▶ _EXERCISE GOAL_: Pull out every line with the word "this" from the entries below.

▶ _STORED DATA_:
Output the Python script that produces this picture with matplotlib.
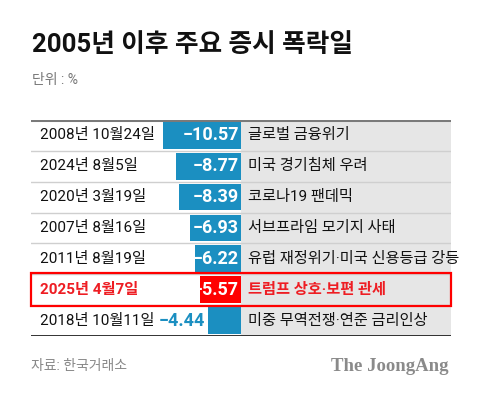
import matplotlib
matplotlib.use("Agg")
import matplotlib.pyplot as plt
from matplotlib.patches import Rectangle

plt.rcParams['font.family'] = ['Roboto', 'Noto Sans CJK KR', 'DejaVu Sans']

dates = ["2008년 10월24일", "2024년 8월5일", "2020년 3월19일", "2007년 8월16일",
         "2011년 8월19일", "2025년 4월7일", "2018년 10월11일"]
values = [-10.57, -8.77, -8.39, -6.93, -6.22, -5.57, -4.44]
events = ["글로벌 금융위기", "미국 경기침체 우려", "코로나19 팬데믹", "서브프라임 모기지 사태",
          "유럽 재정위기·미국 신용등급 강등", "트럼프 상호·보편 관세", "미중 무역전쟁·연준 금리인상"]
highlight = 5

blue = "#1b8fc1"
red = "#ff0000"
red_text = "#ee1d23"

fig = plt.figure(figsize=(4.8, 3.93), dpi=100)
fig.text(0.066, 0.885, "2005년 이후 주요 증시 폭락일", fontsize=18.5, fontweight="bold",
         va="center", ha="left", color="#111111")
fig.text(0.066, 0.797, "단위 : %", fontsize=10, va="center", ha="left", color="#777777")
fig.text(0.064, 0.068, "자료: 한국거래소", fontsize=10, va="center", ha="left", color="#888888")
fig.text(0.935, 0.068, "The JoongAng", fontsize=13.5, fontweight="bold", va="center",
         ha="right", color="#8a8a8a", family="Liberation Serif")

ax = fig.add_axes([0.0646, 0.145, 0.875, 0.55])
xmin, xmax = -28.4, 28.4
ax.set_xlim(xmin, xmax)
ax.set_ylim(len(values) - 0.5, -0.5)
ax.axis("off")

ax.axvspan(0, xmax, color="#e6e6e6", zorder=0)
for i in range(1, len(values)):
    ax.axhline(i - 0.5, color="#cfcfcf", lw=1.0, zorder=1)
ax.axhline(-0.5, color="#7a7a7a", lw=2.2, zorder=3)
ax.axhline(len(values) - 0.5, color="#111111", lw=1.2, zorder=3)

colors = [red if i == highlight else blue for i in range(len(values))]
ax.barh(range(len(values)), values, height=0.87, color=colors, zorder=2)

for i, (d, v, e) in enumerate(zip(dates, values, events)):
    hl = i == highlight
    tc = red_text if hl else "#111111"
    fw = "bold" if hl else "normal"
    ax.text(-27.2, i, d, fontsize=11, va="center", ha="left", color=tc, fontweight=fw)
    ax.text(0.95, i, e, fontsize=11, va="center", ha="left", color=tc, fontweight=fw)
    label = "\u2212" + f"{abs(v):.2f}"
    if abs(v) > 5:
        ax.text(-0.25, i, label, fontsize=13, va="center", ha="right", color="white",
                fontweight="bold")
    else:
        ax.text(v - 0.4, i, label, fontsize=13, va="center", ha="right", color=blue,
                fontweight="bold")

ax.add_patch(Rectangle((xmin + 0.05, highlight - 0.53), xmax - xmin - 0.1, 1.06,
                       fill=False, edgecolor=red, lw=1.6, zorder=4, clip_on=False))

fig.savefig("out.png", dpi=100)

--

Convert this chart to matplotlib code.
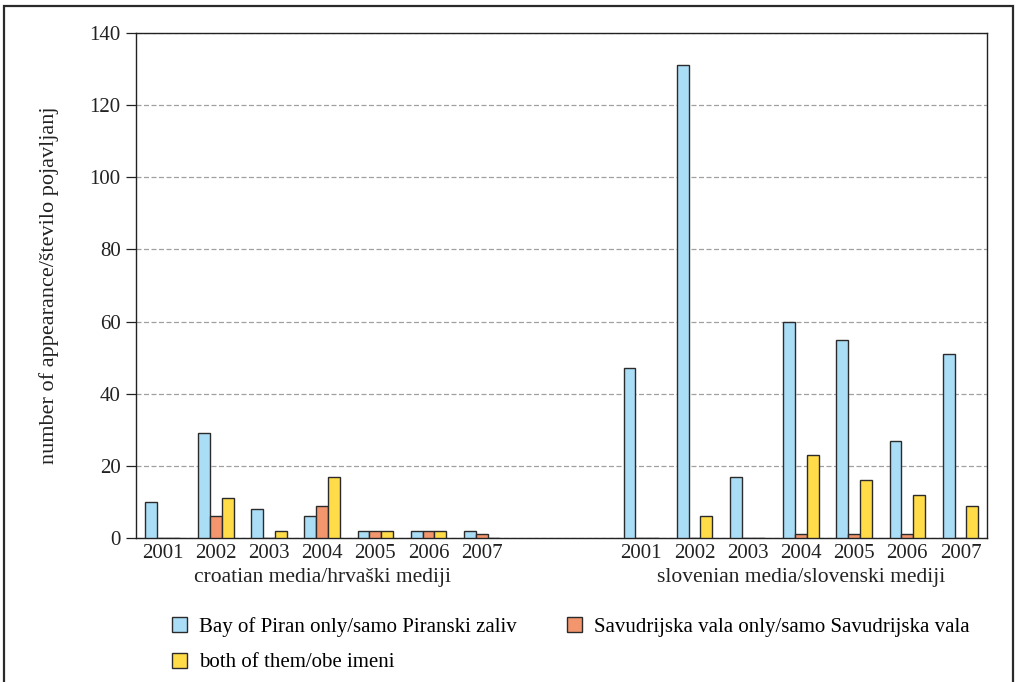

▶ _OUTPUT BELOW_:
Output the Python script that produces this picture with matplotlib.
Convert this chart to matplotlib code.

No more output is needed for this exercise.